Integration of Multi-Mode Preference into Home Energy Management System Using Deep Reinforcement Learning

Abstract

Home Energy Management Systems (HEMS) have emerged as a pivotal tool in the smart home ecosystem, aiming to enhance energy efficiency, reduce costs, and improve user comfort. By enabling intelligent control and optimization of household energy consumption, HEMS plays a significant role in bridging the gap between consumer needs and energy utility objectives. However, much of the existing literature construes consumer comfort as a mere deviation from the standard appliance settings. Such deviations are typically incorporated into optimization objectives via static weighting factors. These factors often overlook the dynamic nature of consumer behaviors and preferences. Addressing this oversight, our paper introduces a multi-mode Deep Reinforcement Learning-based HEMS (DRL-HEMS) framework, meticulously designed to optimize based on dynamic, consumer-defined preferences.
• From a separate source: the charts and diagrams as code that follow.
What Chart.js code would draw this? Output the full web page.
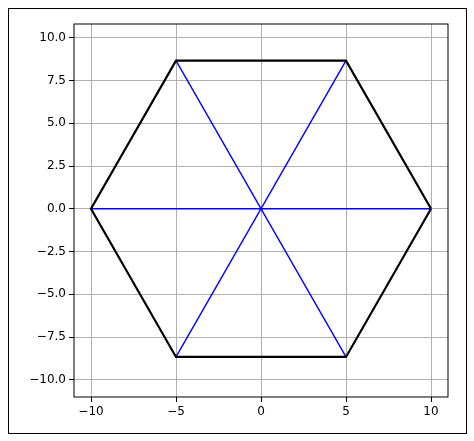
<!DOCTYPE html>
<html>
<head>
<meta charset="utf-8">
<script src="https://cdn.jsdelivr.net/npm/chart.js@4"></script>
<style>
  html, body { margin: 0; padding: 0; background: #fff; }
  #wrap { width: 474px; height: 441px; }
</style>
</head>
<body>
<div id="wrap"><canvas id="c" width="474" height="441"></canvas></div>
<script>
// Hexagon outline (closed) and spokes through the centre
const hexX = [10, 5, -5, -10, -5, 5, 10];
const hexY = [0, 8.66, 8.66, 0, -8.66, -8.66, 0];
const spokes = [
    { x: [-10, 10], y: [0, 0] },
    { x: [-5, 5], y: [-8.66, 8.66] },
    { x: [-5, 5], y: [8.66, -8.66] }
];
const xTicks = [-10, -5, 0, 5, 10];
const yTicks = [-10, -7.5, -5, -2.5, 0, 2.5, 5, 7.5, 10];

const toPts = (xs, ys) => xs.map((x, i) => ({ x: x, y: ys[i] }));
const fmt = v => (v < 0 ? '\u2212' : '') + Math.abs(v);
const fmtY = v => (v < 0 ? '\u2212' : '') + Math.abs(v).toFixed(1);

const datasets = [{
    data: toPts(hexX, hexY),
    showLine: true,
    borderColor: '#000',
    borderWidth: 2.2,
    pointRadius: 0
}];
spokes.forEach(s => datasets.push({
    data: toPts(s.x, s.y),
    showLine: true,
    borderColor: '#0000ff',
    borderWidth: 1.4,
    pointRadius: 0
}));

// Plot frame and outer figure border
const frame = {
    id: 'frame',
    afterDraw(chart) {
        const { ctx, chartArea: a } = chart;
        ctx.save();
        ctx.strokeStyle = '#000';
        ctx.lineWidth = 1;
        ctx.strokeRect(a.left, a.top, a.right - a.left, a.bottom - a.top);
        ctx.strokeRect(8.5, 8.5, 458, 425);
        ctx.restore();
    }
};

new Chart(document.getElementById('c'), {
    type: 'scatter',
    data: { datasets: datasets },
    plugins: [frame],
    options: {
        responsive: false,
        animation: false,
        layout: { padding: { top: 24, right: 26, left: 0, bottom: 0 } },
        plugins: { legend: { display: false }, tooltip: { enabled: false } },
        scales: {
            x: {
                min: -11, max: 11,
                afterBuildTicks: s => { s.ticks = xTicks.map(v => ({ value: v })); },
                afterFit: s => { s.height = 44; },
                grid: { color: '#b0b0b0', tickColor: '#000', tickLength: 5 },
                border: { display: false },
                ticks: { color: '#000', font: { family: 'DejaVu Sans', size: 12 }, padding: 3, callback: fmt, maxRotation: 0 }
            },
            y: {
                min: -11, max: 10.8,
                afterBuildTicks: s => { s.ticks = yTicks.map(v => ({ value: v })); },
                afterFit: s => { s.width = 74; },
                grid: { color: '#b0b0b0', tickColor: '#000', tickLength: 5 },
                border: { display: false },
                ticks: { color: '#000', font: { family: 'DejaVu Sans', size: 12 }, padding: 3, callback: fmtY }
            }
        }
    }
});
</script>
</body>
</html>
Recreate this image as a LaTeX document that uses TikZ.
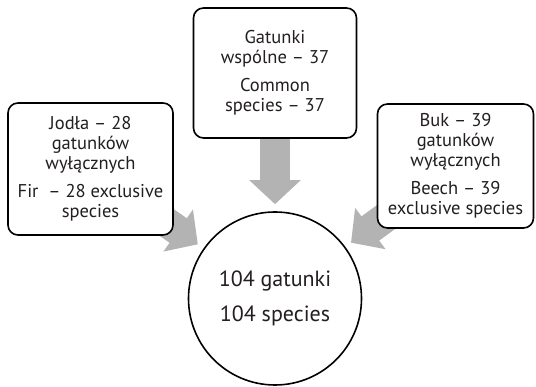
\documentclass[tikz,border=0pt]{standalone}
\usepackage{fontspec}
\setmainfont{PT Sans}
\usepackage{xcolor}
\usetikzlibrary{arrows.meta}

\definecolor{arrowgray}{HTML}{B3B3B3}
\definecolor{textdark}{HTML}{231F20}

\tikzset{
    infobox/.style={rectangle, draw=black, line width=1.6pt, rounded corners=10pt, fill=white, align=center, text=textdark, inner sep=0pt, font=\fontsize{18.5}{20}\selectfont},
    totalnode/.style={circle, draw=black, line width=1.6pt, fill=white, align=center, text=textdark, inner sep=0pt, minimum size=173pt, font=\fontsize{22}{25}\selectfont},
    bigarrow/.style={draw=arrowgray, line width=30pt, -{Triangle[width=50pt, length=24pt, color=arrowgray]}, shorten >=7pt}
}

\begin{document}
\begin{tikzpicture}[x=1pt, y=-1pt]
    \useasboundingbox (0,0) rectangle (536,387);

    \node [totalnode] (total) at (275, 298.5) {104 gatunki \\[10pt] 104 species};
    \coordinate (firc) at (90.5, 169);
    \coordinate (commonc) at (275, 73);
    \coordinate (beechc) at (455.5, 166);

    \draw [bigarrow] (firc) -- (total);
    \draw [bigarrow] (commonc) -- (total);
    \draw [bigarrow] (beechc) -- (total);

    \node [infobox, minimum width=165pt, minimum height=132pt] (fir) at (firc) {Jodła -- 28 \\ gatunków \\ wyłącznych \\[8pt] Fir \ -- 28 exclusive \\ species};
    \node [infobox, minimum width=163pt, minimum height=130pt] (common) at (commonc) {Gatunki \\ wspólne -- 37 \\[8pt] Common \\ species -- 37};
    \node [infobox, minimum width=156pt, minimum height=124pt] (beech) at (beechc) {Buk -- 39 \\ gatunków \\ wyłącznych \\[8pt] Beech -- 39 \\ exclusive species};
\end{tikzpicture}
\end{document}
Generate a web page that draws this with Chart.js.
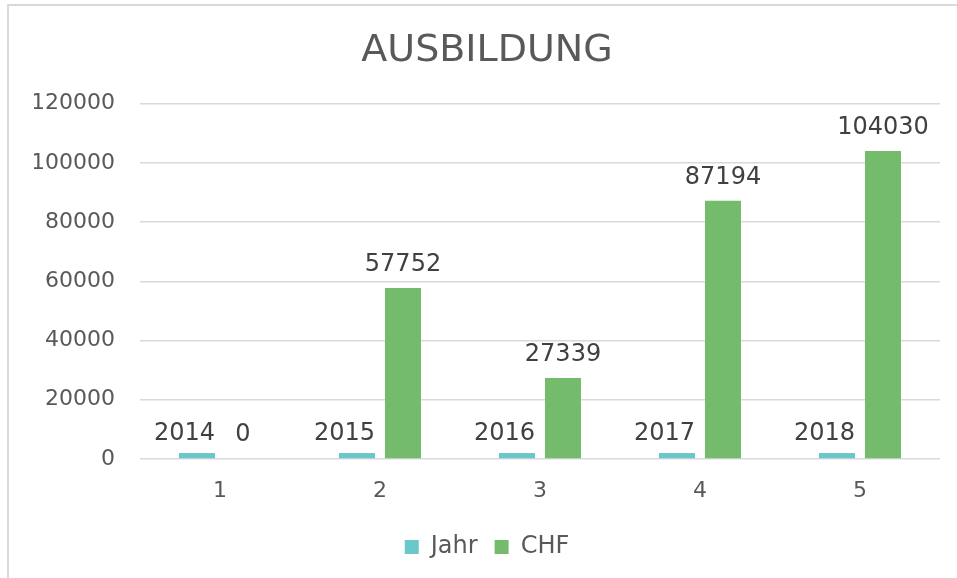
<!DOCTYPE html>
<html>
<head>
<meta charset="utf-8">
<script src="https://cdn.jsdelivr.net/npm/chart.js@4"></script>
<style>
  html, body { margin: 0; padding: 0; background: #fff; overflow: hidden; }
  #wrap { position: relative; width: 957px; height: 578px; overflow: hidden; }
  #frame { position: absolute; left: 7px; top: 4px; width: 1000px; height: 1000px; border: 2px solid #d9d9d9; }
  canvas { position: absolute; left: 0; top: 0; }
</style>
</head>
<body>
<div id="wrap">
  <div id="frame"></div>
  <canvas id="chart" width="957" height="578"></canvas>
</div>
<script>
let categories = ['1', '2', '3', '4', '5'];
let jahr = [2014, 2015, 2016, 2017, 2018];
let chf = [0, 57752, 27339, 87194, 104030];
let yTicks = [0, 20000, 40000, 60000, 80000, 100000, 120000];

const font = 'DejaVu Sans';

// values written above each bar
const barLabels = {
    id: 'barLabels',
    afterDatasetsDraw(chart) {
        const ctx = chart.ctx;
        ctx.save();
        ctx.font = '24px "' + font + '"';
        ctx.fillStyle = '#404040';
        ctx.textBaseline = 'bottom';
        chart.data.datasets.forEach((ds, i) => {
            chart.getDatasetMeta(i).data.forEach((bar, j) => {
                // zero / tiny bars share one label row just above the axis
                let top = Math.min(bar.y, bar.base - 6);
                let gap = bar.base - bar.y > 20 ? 11 : 6;
                if (i === 0) {
                    // first series labels sit flush with the bar's right edge
                    ctx.textAlign = 'right';
                    ctx.fillText(String(ds.data[j]), bar.x + bar.width / 2, top - gap);
                } else {
                    ctx.textAlign = 'center';
                    ctx.fillText(String(ds.data[j]), bar.x, top - gap);
                }
            });
        });
        ctx.restore();
    }
};

const ctx = document.getElementById('chart').getContext('2d');
let myBarChart = new Chart(ctx, {
    type: 'bar',
    data: {
        labels: categories,
        datasets: [{
            label: 'Jahr',
            data: jahr,
            backgroundColor: '#6bc8ca',
            categoryPercentage: 0.575,
            barPercentage: 0.783,
        }, {
            label: 'CHF',
            data: chf,
            backgroundColor: '#75bb6c',
            categoryPercentage: 0.575,
            barPercentage: 0.783,
        }]
    },
    options: {
        responsive: false,
        animation: false,
        layout: { padding: { left: 34, right: 17, top: 0, bottom: 9 } },
        plugins: {
            title: {
                display: true,
                text: 'AUSBILDUNG',
                color: '#595959',
                font: { family: font, size: 38, weight: 'normal' },
                padding: { top: 28, bottom: 30 },
            },
            legend: {
                position: 'bottom',
                labels: {
                    color: '#595959',
                    font: { family: font, size: 24 },
                    boxWidth: 14,
                    boxHeight: 14,
                    padding: 17,
                },
            },
            tooltip: { enabled: false },
        },
        scales: {
            x: {
                grid: { display: false },
                border: { display: false },
                ticks: { color: '#595959', font: { family: font, size: 22 }, padding: 11 },
                afterFit(scale) { scale.height = 59; },
            },
            y: {
                min: 0,
                max: 120000,
                afterBuildTicks(scale) { scale.ticks = yTicks.map(v => ({ value: v })); },
                grid: { color: '#d9d9d9', lineWidth: 1.5, drawTicks: false, tickLength: 0 },
                border: { display: false },
                ticks: {
                    color: '#595959',
                    font: { family: font, size: 22 },
                    padding: 25,
                    callback: v => String(v),
                },
                afterFit(scale) { scale.width = 106; },
            },
        },
    },
    plugins: [barLabels],
});
</script>
</body>
</html>
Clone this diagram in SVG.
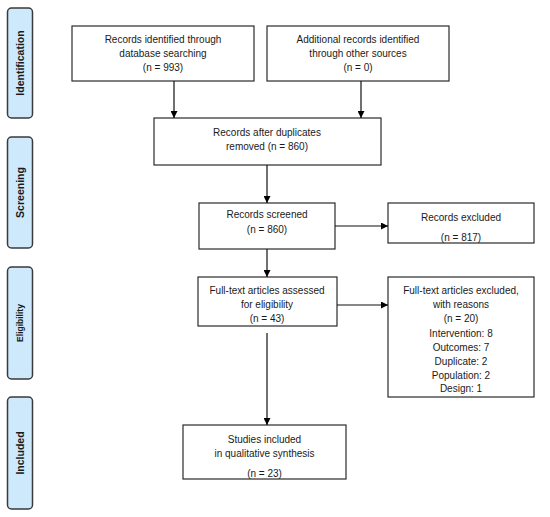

Our primary goal is to augment consumer involvement in Demand Response (DR) programs by embedding dynamic multi-mode preferences tailored to individual appliances. In this study, we leverage a model-free, single-agent DRL algorithm to deliver a HEMS framework that is not only dynamic but also user-friendly. To validate its efficacy, we employed real-world data at 15-minute intervals, including metrics such as electricity price, ambient temperature, and appliances' power consumption. Our results show that the model performs exceptionally well in optimizing energy consumption within different preference modes. Furthermore, when compared to traditional algorithms based on Mixed-Integer Linear Programming (MILP), our model achieves nearly optimal performance while outperforming in computational efficiency.